Last July, Monaghan disclosed preliminary plans for a luxury resort consisting of a conference center, a 500-room hotel, a sports club with golf course and tennis center or both, and entertainment. Rancho Palos Verdes officials predicted that the development will generate at least $1.5 million a year in tax revenues. Detailed plans will be presented to the Rancho Palos Verdes City Council on March 15.

But on Tuesday morning, Marineland was a ghost park, its tanks dry and discolored, and "Danger-Keep Out" signs crudely spray-painted in red on cream-colored walls. A cold wind blew from the sea and the air was filled with the sounds of metal cracking through concrete, a tractor straining as it pulled debris away and the thud of the wrecking ball as it shattered masonry walls.

Former Food Manager

Joe Casey, a former food manager at the park, stood on a big expanse of empty concrete, remembering what it used to be like. "This used to be a food service area," he said. "There was an ice cream shop in front."

On a hot summer day, he recalled, 7,000 people would walk through the area.

Casey, a San Pedro resident who now works at Knott's Berry Farm in Buena Park, said he has no hard feelings about the end of Marineland but he admits that when Harcourt closed it, "I was sad and angry about the abruptness. They came in one day and said it was over."

Lewis, the former electrical supervisor, also said he thought the closure was badly handled. "It hurt a lot of people," he said.

Lewis, who said he personally supervised installation of the observation tower in 1965, said the Monaghan project probably will be a "good attraction . . . but not as good as this was."

Marineland of the Pacific Tower

Since the Marineland tower stood abandoned for 10 years before it was finally taken down, it deserves a post of it's own.

According to the Point Vicente Interpretive Center,

"The tower was taken down as it was a navigational hazard to aircraft. Vandals had taken all of the copper wiring and it no longer had a light on top of it.
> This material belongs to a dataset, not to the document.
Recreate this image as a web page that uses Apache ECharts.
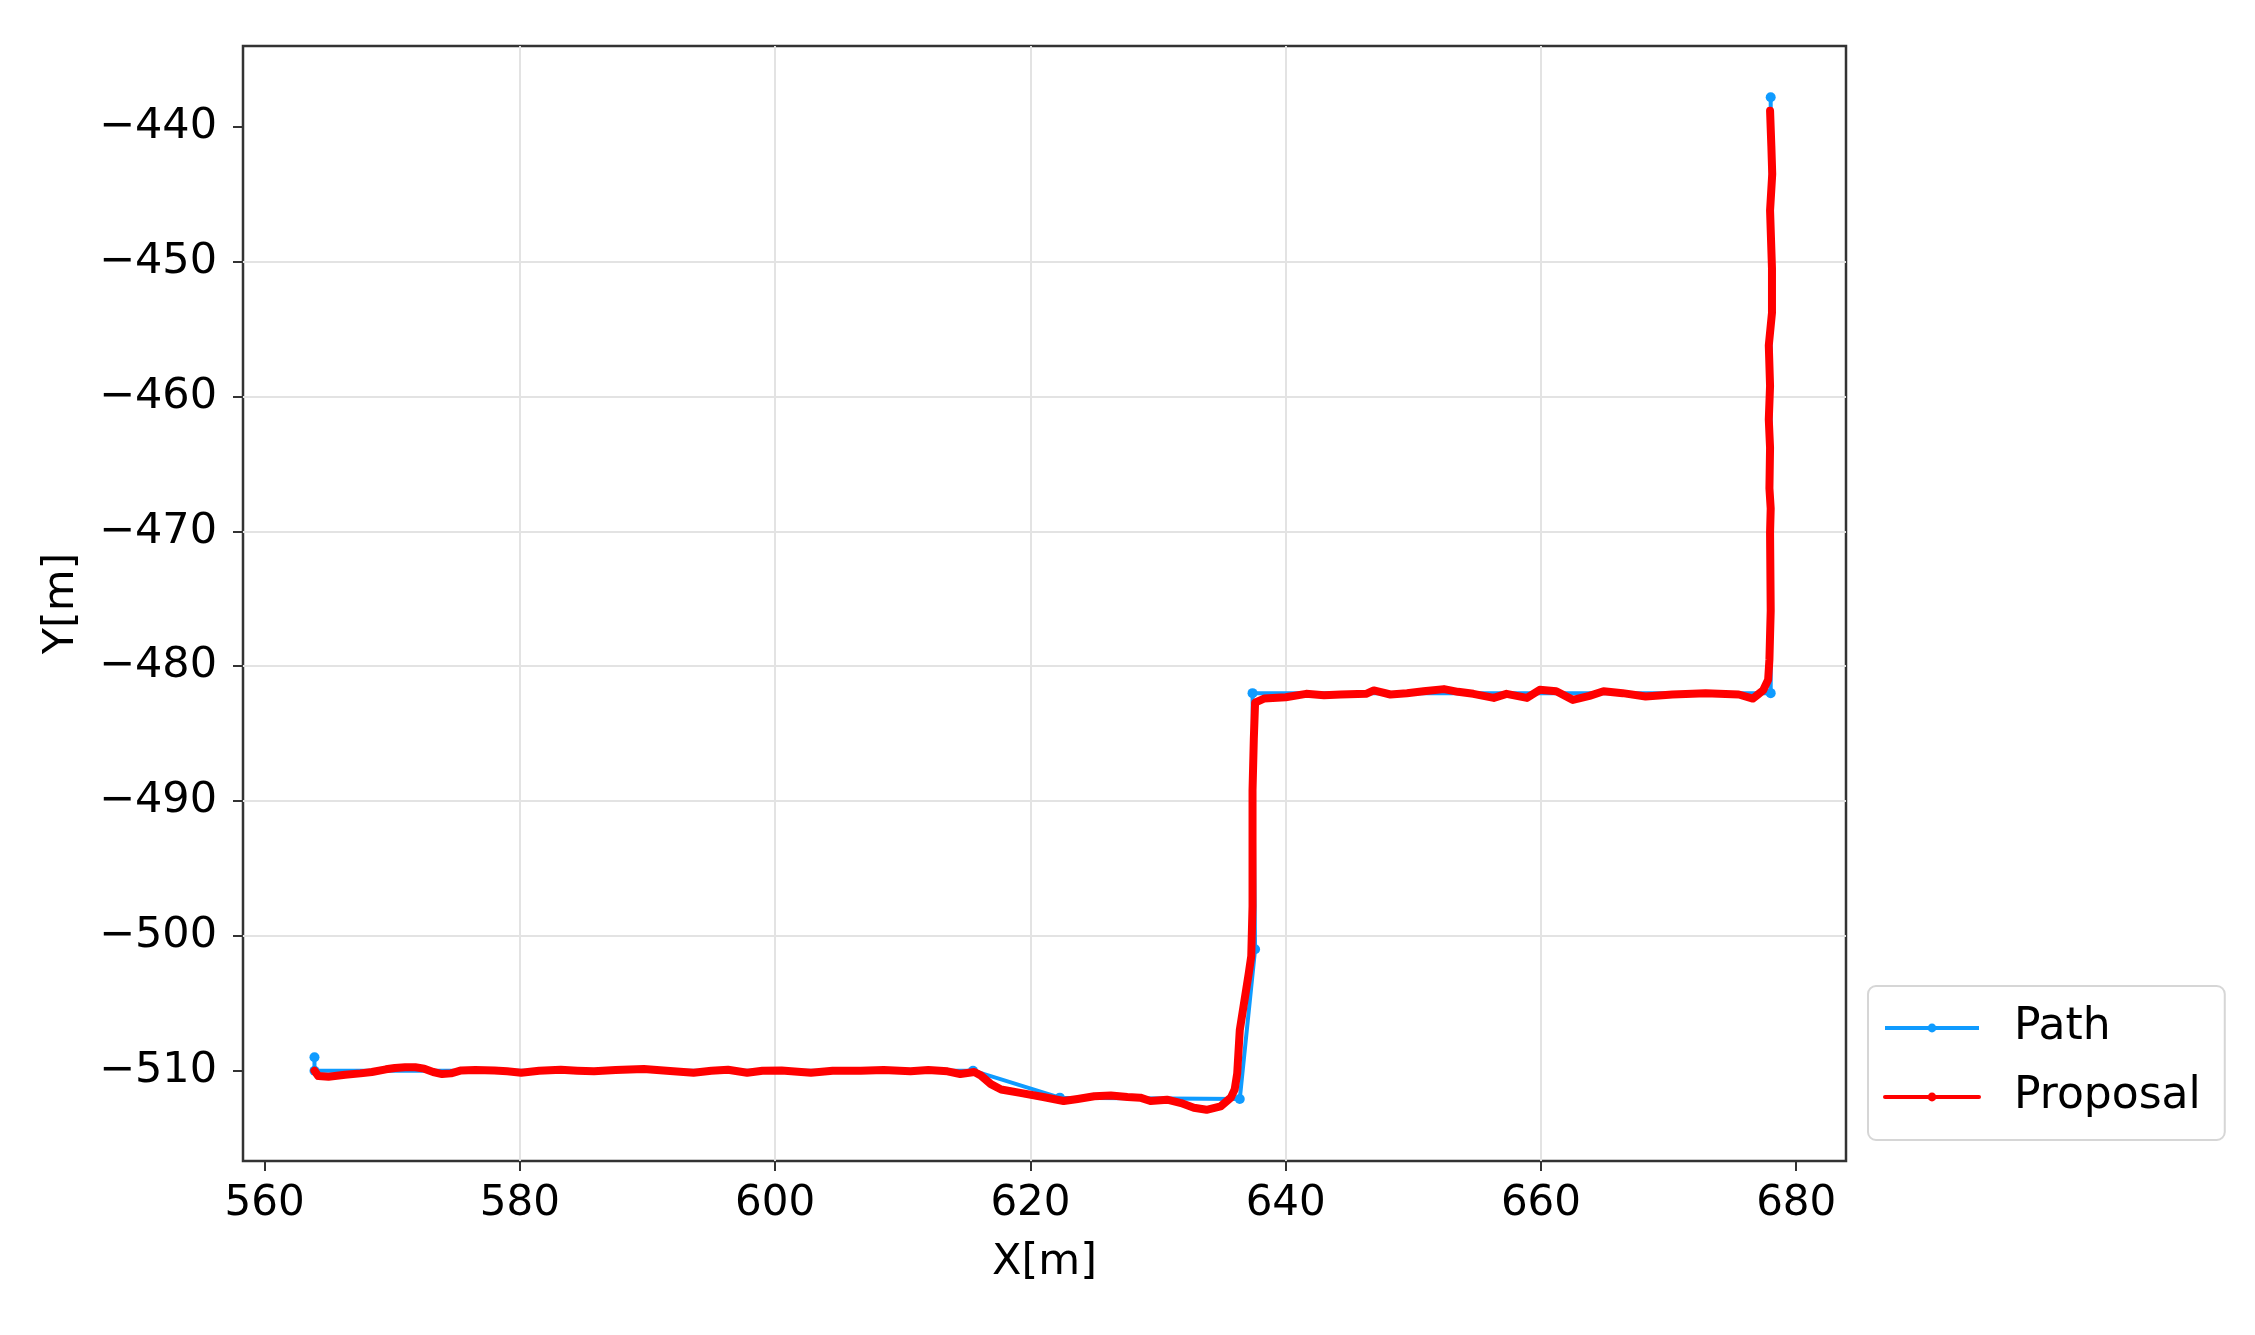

The City announced that it was to be taken down, hired extra people to man the phones for the complaints, and did not receive one phone call."

There aren't many pictures online... this is what I've found so far:



The abandoned tower can be seen in these 1994 images.

This is the only photo I have found online of the abandoned tower:
Photo by JW Jet on Flickr



Conquering some tall towers. (Sept 18, 1995)

"Cleveland Wrecking Co. was hired to demolish the 350-ft. Sky Tower at California's Marineland of the Pacific. Cleveland Wrecking accomplished the task by bringing the tower down in sections using a 250-ton crane. Carl Bolander and Sons Co. was hired to demolish U S West Inc.'s 240-ft. microwave tower on top of a 75-ft.-tall building in Cedar Rapids, MI. Carl Bolander accomplished the task by using a specialized portable tower crane with a 125-ft. remote-controlled jib. The safe and efficient removal of these two towers exemplify the use of considerable engineering and planning skills in demolition work."